We should all be thankful that the Greens council which makes the decisions at Byron Shire isn’t in charge of Venice. Or New Orleans. Or London. Or Holland. All of those places would be flooded or submerged if they followed Byron Shire’s environmental policy of “planned retreat”.
This is a policy created by the NSW Department of Environment and Climate Change. If and when, perhaps sometime later this century, the sea begins to rise around the coastline of Australia, DECC says we should give up and walk away from things we have built up since 1788. Low-lying coastal towns, large parts of our cities, roads, bridges, beachfront houses — they should all just be abandoned to the waves.
None of that has happened yet, but here in Byron Bay we’ve just had a little taste of what might occur when it does. The local Greens and some sympathisers who dominate Byron Shire Council rushed enthusiastically into the climate change fray during the recent east coast storms.
Beaches were chewed away and the erosion left some houses in the suburb of Belongil rather closer to the waterfront than their owners would have preferred. They were to be disappointed when they sought help from their Council. You’re on your own, they were told. Didn’t anyone tell you about planned retreat?
Being a self-reliant bunch and determined to protect their property, several of the residents arranged for deliveries of big sandbags known as geobags and the machinery to put them in place. That was when they found that Byron Shire Council was actually batting for the other team. They did their absolute best to hinder and oppose the residents of Belongil. Council enforcement officers arrived to force them to stop all protective measures.
One owner found himself in the NSW Land and Environment Court, where he spent several hundred thousand dollars fighting the Council for the right to stop his front yard falling into the Pacific Ocean. Lawyers’ letters from other beachfront residents have since been flowing into the Council, demanding the right to protect their properties. Mayor Jan Barham was quoted in the Sydney Morning Herald last Monday as saying “each day we get a new legal threat.”
While other councils in the region have done their bit for residents all along the coast, Byron Shire Council has been sitting on its hands for weeks. Large chunks cut from the faces of dunes have left massive sand cliffs suspended perilously close to collapse, posing serious danger to children playing on the beach or people strolling by. The only road into the suburb is close to the brink.
Byron Shire Council claims their policy of planned retreat from rising sea levels is behind their opposition to permitting Belongil residents to protect their properties. Professor Ralf Buckley, Director of the International Centre for Ecotourism Research, Griffith University, Queensland, disagrees. In a paper published in Tourism Review International in 2008, he argued that the Council has “consistently and insistently acted against available evidence on climate change and related processes, and in the process has caused significant social and economic damage to the tourism industry and investment”.
In contrast to the Tweed and Gold Coast areas, and other coastal shires further south, he believes the Byron council has taken “an almost panic-stricken and highly politicised approach to potential sea level rise. In the process, it has caused damage to its tourism industry and its property values, undermining the town’s major source of employment and the Council’s own rate base”.

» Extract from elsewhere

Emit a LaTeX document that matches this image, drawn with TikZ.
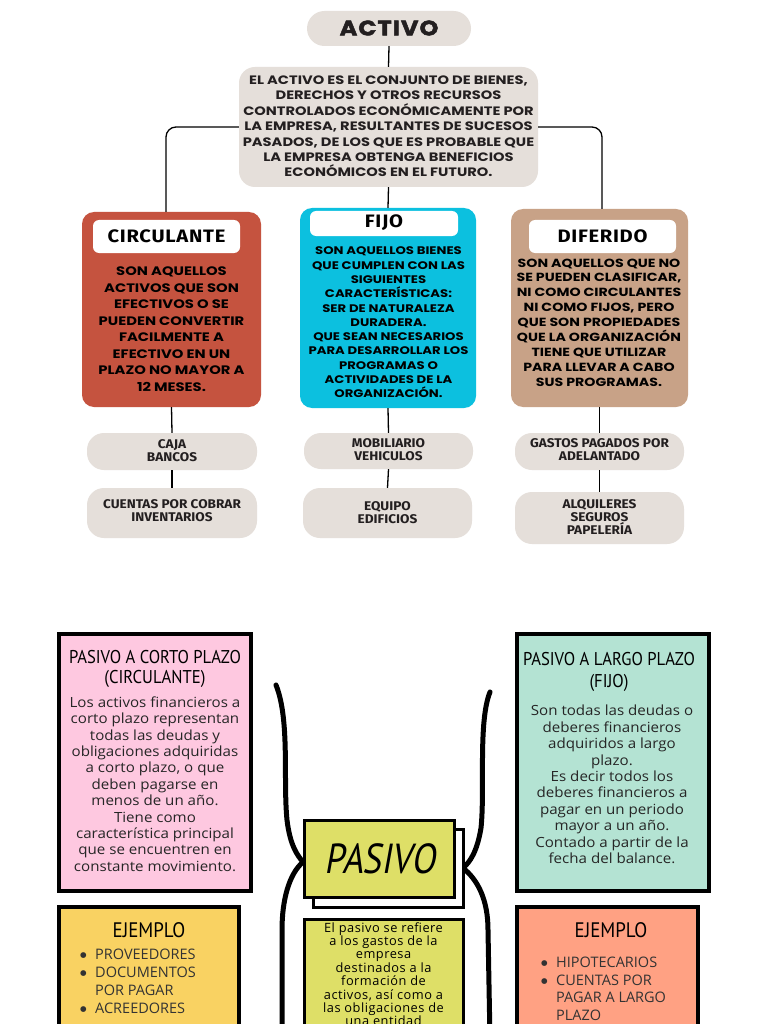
\documentclass[tikz,border=0pt]{standalone}
\usepackage{fontspec}
\setmainfont{Poppins}
\newfontfamily\montfont{Poppins}[FakeStretch=1.2]
\newfontfamily\pillfont{Fira Sans}[FakeStretch=1.08]
\newfontfamily\catfont{Fira Sans}[FakeStretch=1.12,LetterSpace=4]
\newfontfamily\bodyfont{Open Sans}[FakeStretch=1.08]
\newfontfamily\listfont{Open Sans}
\newfontfamily\symfont{DejaVu Sans}
\newfontfamily\handfont{PT Sans}[FakeStretch=0.9]
\newfontfamily\handslant{PT Sans}[FakeStretch=0.84,FakeSlant=0.18]
\newfontfamily\descfont{Open Sans}[LetterSpace=4]
\newfontfamily\titlefont{Poppins}[LetterSpace=5,FakeStretch=1.14,FakeBold=2.2]
\newcommand\mybul{\makebox[9pt][l]{\raisebox{2.2pt}{\symfont\fontsize{7.5}{8}\selectfont ●}}}
\newcommand\mynobul{\makebox[9pt][l]{}}
\usetikzlibrary{calc}
\definecolor{pillgray}{HTML}{E5DFDA}
\definecolor{brick}{HTML}{C5533F}
\definecolor{cyanbox}{HTML}{0CC0DF}
\definecolor{tanbox}{HTML}{C8A287}
\definecolor{pinkbox}{HTML}{FEC8E0}
\definecolor{mintbox}{HTML}{B4E3D3}
\definecolor{goldbox}{HTML}{F9D262}
\definecolor{salmonbox}{HTML}{FFA183}
\definecolor{pasivoyel}{HTML}{DEDF67}
\definecolor{ink}{HTML}{231F20}
\tikzset{
  conn/.style={draw=black, line width=1.3pt},
  pillbox/.style={fill=pillgray, draw=none, rounded corners=17, inner sep=0pt},
  catbox/.style={draw=none, rounded corners=12, inner sep=0pt},
  tagbox/.style={fill=white, draw=none, rounded corners=6, inner sep=0pt},
  card/.style={draw=black, line width=4pt, inner sep=0pt},
  pcard/.style={draw=black, line width=3pt, inner sep=0pt},
  brace/.style={draw=black, line width=5pt, line cap=round},
  toptext/.style={font=\montfont\bfseries\fontsize{12.2}{15.4}\selectfont, align=center, text=ink, inner sep=0pt},
  cattext/.style={font=\catfont\bfseries\fontsize{18}{20}\selectfont, text=black, inner sep=0pt},
  pilltext/.style={font=\pillfont\bfseries\fontsize{12.6}{13}\selectfont, align=center, text=ink, inner sep=0pt},
  handtext/.style={font=\handfont\fontsize{18.5}{19.5}\selectfont, align=center, text=black, inner sep=0pt},
  lowtext/.style={font=\bodyfont\fontsize{14}{16.4}\selectfont, align=center, text=black!85, inner sep=0pt},
  listtext/.style={font=\listfont\fontsize{14.5}{18}\selectfont, align=left, text=black!80, inner sep=0pt},
}
\begin{document}
\begin{tikzpicture}[x=1pt,y=-1pt]
\useasboundingbox[fill=white] (0,0) rectangle (768,1024);

% ---------- ACTIVO ----------
\node[pillbox, minimum width=164, minimum height=35, rounded corners=17.5] (activo) at (389,28.5) {};
\node[font=\titlefont\bfseries\fontsize{21}{24}\selectfont, text=ink, inner sep=0pt] (activot) at (389,28) {ACTIVO};
\node[pillbox, minimum width=299, minimum height=120, rounded corners=16] (desc) at (388.5,127) {};
\node[toptext] (desct) at (388.5,126.5) {EL ACTIVO ES EL CONJUNTO DE BIENES,\\DERECHOS Y OTROS RECURSOS\\CONTROLADOS ECONÓMICAMENTE POR\\LA EMPRESA, RESULTANTES DE SUCESOS\\PASADOS, DE LOS QUE ES PROBABLE QUE\\LA EMPRESA OBTENGA BENEFICIOS\\ECONÓMICOS EN EL FUTURO.};
\draw[conn] (activo.south) -- (desc.north);

% ---------- categories ----------
\node[catbox, fill=brick, minimum width=179, minimum height=195] (circ) at (171.5,309.5) {};
\node[catbox, fill=cyanbox, minimum width=176, minimum height=200] (fijo) at (388,308) {};
\node[catbox, fill=tanbox, minimum width=177, minimum height=198] (dif) at (599.5,308) {};

\coordinate (cl) at (166,212);
\coordinate (cr) at (602,209);
\draw[conn, rounded corners=10] (desc.west) -| (cl);
\draw[conn, rounded corners=10] (desc.east) -| (cr);
\draw[conn] (desc.south) -- (fijo.north);

\node[tagbox, minimum width=147, minimum height=33] (circtag) at (166.5,236.5) {};
\node[cattext] (circtagt) at (166.5,236) {CIRCULANTE};
\node[tagbox, minimum width=148, minimum height=25] (fijotag) at (384,223.5) {};
\node[cattext] (fijotagt) at (384,223) {FIJO};
\node[tagbox, minimum width=147, minimum height=33] (diftag) at (602.5,236.5) {};
\node[cattext] (diftagt) at (602.5,236) {DIFERIDO};

\node[toptext, font=\montfont\bfseries\fontsize{12.3}{16.5}\selectfont, text=black] (circt) at (171.5,329)
 {SON AQUELLOS\\ACTIVOS QUE SON\\EFECTIVOS O SE\\PUEDEN CONVERTIR\\FACILMENTE A\\EFECTIVO EN UN\\PLAZO NO MAYOR A\\12 MESES.};
\node[toptext, font=\montfont\bfseries\fontsize{11}{14.3}\selectfont, text=black] (fijot) at (388.5,322.5)
 {SON AQUELLOS BIENES\\QUE CUMPLEN CON LAS\\SIGUIENTES\\CARACTERÍSTICAS:\\SER DE NATURALEZA\\DURADERA.\\QUE SEAN NECESARIOS\\PARA DESARROLLAR LOS\\PROGRAMAS O\\ACTIVIDADES DE LA\\ORGANIZACIÓN.};
\node[toptext, font=\montfont\bfseries\fontsize{11.8}{14.9}\selectfont, text=black] (dift) at (599,322.5)
 {SON AQUELLOS QUE NO\\SE PUEDEN CLASIFICAR,\\NI COMO CIRCULANTES\\NI COMO FIJOS, PERO\\QUE SON PROPIEDADES\\QUE LA ORGANIZACIÓN\\TIENE QUE UTILIZAR\\PARA LLEVAR A CABO\\SUS PROGRAMAS.};

% ---------- pills ----------
\node[pillbox, minimum width=170, minimum height=37] (caja) at (172,451.5) {};
\node[pilltext] (cajat) at (172,450.5) {CAJA\\BANCOS};
\node[pillbox, minimum width=170, minimum height=50] (cuentas) at (172,513) {};
\node[pilltext] (cuentast) at (172,511) {CUENTAS POR COBRAR\\INVENTARIOS};
\node[pillbox, minimum width=169, minimum height=36] (mob) at (388.5,451) {};
\node[pilltext] (mobt) at (388.5,450) {MOBILIARIO\\VEHICULOS};
\node[pillbox, minimum width=169, minimum height=50] (equipo) at (387.5,513) {};
\node[pilltext] (equipot) at (387.5,512.5) {EQUIPO\\EDIFICIOS};
\node[pillbox, minimum width=169, minimum height=37] (gastos) at (599.5,451.5) {};
\node[pilltext] (gastost) at (599.5,450) {GASTOS PAGADOS POR\\ADELANTADO};
\node[pillbox, minimum width=169, minimum height=52] (alq) at (599.5,518) {};
\node[pilltext] (alqt) at (599.5,517) {ALQUILERES\\SEGUROS\\PAPELERÍA};

\draw[conn] (circ.south) -- (caja.north);
\draw[conn] (caja.south) -- (cuentas.north);
\draw[conn] (fijo.south) -- (mob.north);
\draw[conn] (mob.south) -- (equipo.north);
\draw[conn] (dif.south) -- (gastos.north);
\draw[conn] (gastos.south) -- (alq.north);

% ---------- PASIVO section: braces ----------
\coordinate (lt) at (276,685);
\coordinate (ltip) at (303,862);
\coordinate (lb) at (282,1040);
\coordinate (rt) at (490,692);
\coordinate (rtip) at (463,868);
\coordinate (rb) at (490,1040);
\draw[brace] (lt) .. controls (290,720) and (283,780) .. (287,820) .. controls (290,845) and (297,855) .. (ltip);
\draw[brace] (ltip) .. controls (289,874) and (282,900) .. (282,930) -- (lb);
\draw[brace] (rt) .. controls (478,722) and (485,790) .. (481,828) .. controls (477,852) and (470,862) .. (rtip);
\draw[brace] (rtip) .. controls (478,880) and (488,900) .. (488,930) -- (rb);

% ---------- cards ----------
\node[card, fill=pinkbox, minimum width=192, minimum height=257] (corto) at (155,762.5) {};
\node[handtext] (cortoh) at (155,669) {PASIVO A CORTO PLAZO\\(CIRCULANTE)};
\node[lowtext] (cortot) at (155,784) {Los activos financieros a\\corto plazo representan\\todas las deudas y\\obligaciones adquiridas\\a corto plazo, o que\\deben pagarse en\\menos de un año.\\Tiene como\\característica principal\\que se encuentren en\\constante movimiento.};

\node[card, fill=mintbox, minimum width=192, minimum height=257] (largo) at (613,762.5) {};
\node[handtext, font=\handfont\fontsize{18.5}{22}\selectfont] (largoh) at (609,672) {PASIVO A LARGO PLAZO\\(FIJO)};
\node[lowtext] (largot) at (612,784.5) {Son todas las deudas o\\deberes financieros\\adquiridos a largo\\plazo.\\Es decir todos los\\deberes financieros a\\pagar en un periodo\\mayor a un año.\\Contado a partir de la\\fecha del balance.};

\node[card, fill=goldbox, minimum width=180, minimum height=140] (ej1) at (149,977) {};
\node[handtext, font=\handfont\fontsize{21}{22}\selectfont] (ej1h) at (149,930) {EJEMPLO};
\node[listtext, anchor=north west] (ej1t) at (80,949) {\mybul\hspace{6pt}PROVEEDORES\\\mybul\hspace{6pt}DOCUMENTOS\\\mynobul\hspace{6pt}POR PAGAR\\\mybul\hspace{6pt}ACREEDORES};

\node[card, fill=salmonbox, minimum width=181, minimum height=140] (ej2) at (607.5,977) {};
\node[handtext, font=\handfont\fontsize{21}{22}\selectfont] (ej2h) at (611,930) {EJEMPLO};
\node[listtext, anchor=north west, font=\listfont\fontsize{14.5}{17.5}\selectfont] (ej2t) at (541,957) {\mybul\hspace{6pt}HIPOTECARIOS\\\mybul\hspace{6pt}CUENTAS POR\\\mynobul\hspace{6pt}PAGAR A LARGO\\\mynobul\hspace{6pt}PLAZO};

% ---------- PASIVO ----------
\node[pcard, fill=white, minimum width=150, minimum height=78] (pshadow) at (388,868.5) {};
\node[pcard, fill=pasivoyel, minimum width=150, minimum height=77] (pasivo) at (379,858.5) {};
\node[font=\handslant\fontsize{42}{44}\selectfont, inner sep=0pt] (pasivot) at (380,859) {PASIVO};
\node[pcard, fill=pasivoyel, minimum width=159, minimum height=130, anchor=north] (pdesc) at (383.5,918) {};
\node[font=\descfont\fontsize{12.8}{13.4}\selectfont, align=center, anchor=north, inner sep=0pt] (pdesct) at (383.5,922)
 {El pasivo se refiere\\a los gastos de la\\empresa\\destinados a la\\formación de\\activos, así como a\\las obligaciones de\\una entidad};
\end{tikzpicture}
\end{document}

Byron Shire Council has just voted to put its “coastal management zone plan” on exhibition for public comment. It describes planned retreat as “a coastal management approach that acknowledges coastal processes and hazards as ongoing natural phenomena”. Under the scheme, property owners whose homes are within 20 metres of the ‘erosion escarpment’ will be required to demolish them and remove the debris at their own expense.
So keen are the Byron Greens to get moving that surveyors have already been at work at Belongil, checking out houses that might be the first to receive demolition orders. These could include the homes of a few fairly well-heeled citizens, but also a lot of less affluent residents such as the widowed lady in her 80’s whose home is her only asset. The fact that she lost her previous home in the Victorian bushfires of 1983 cuts no ice with the Council’s Green clique.
Community losses as a result of this folly will be huge: goodwill, millions in rates to the Council, affordable housing stock (of which Belongil contains a significant quantity) and employment. The small businesses at Belongil employ around a hundred people. The waste of resources in the destruction of homes and property will be enormous.
Unless the NSW Minister for Planning, Kristina Keneally, and Minister for Local Government, Barbara Perry, fail to prod Byron Shire Council into taking some sensible action over this issue, several hundred million dollars of prime real estate will be rendered worthless. An iconic Australian holiday town is in danger as a result of a conflict that will scar the social fabric of this area for decades.
*It’s time to declare an interest in this whole sorry saga: my wife and I have a townhouse at Belongil. Before the current drama began it was worth around $650,000.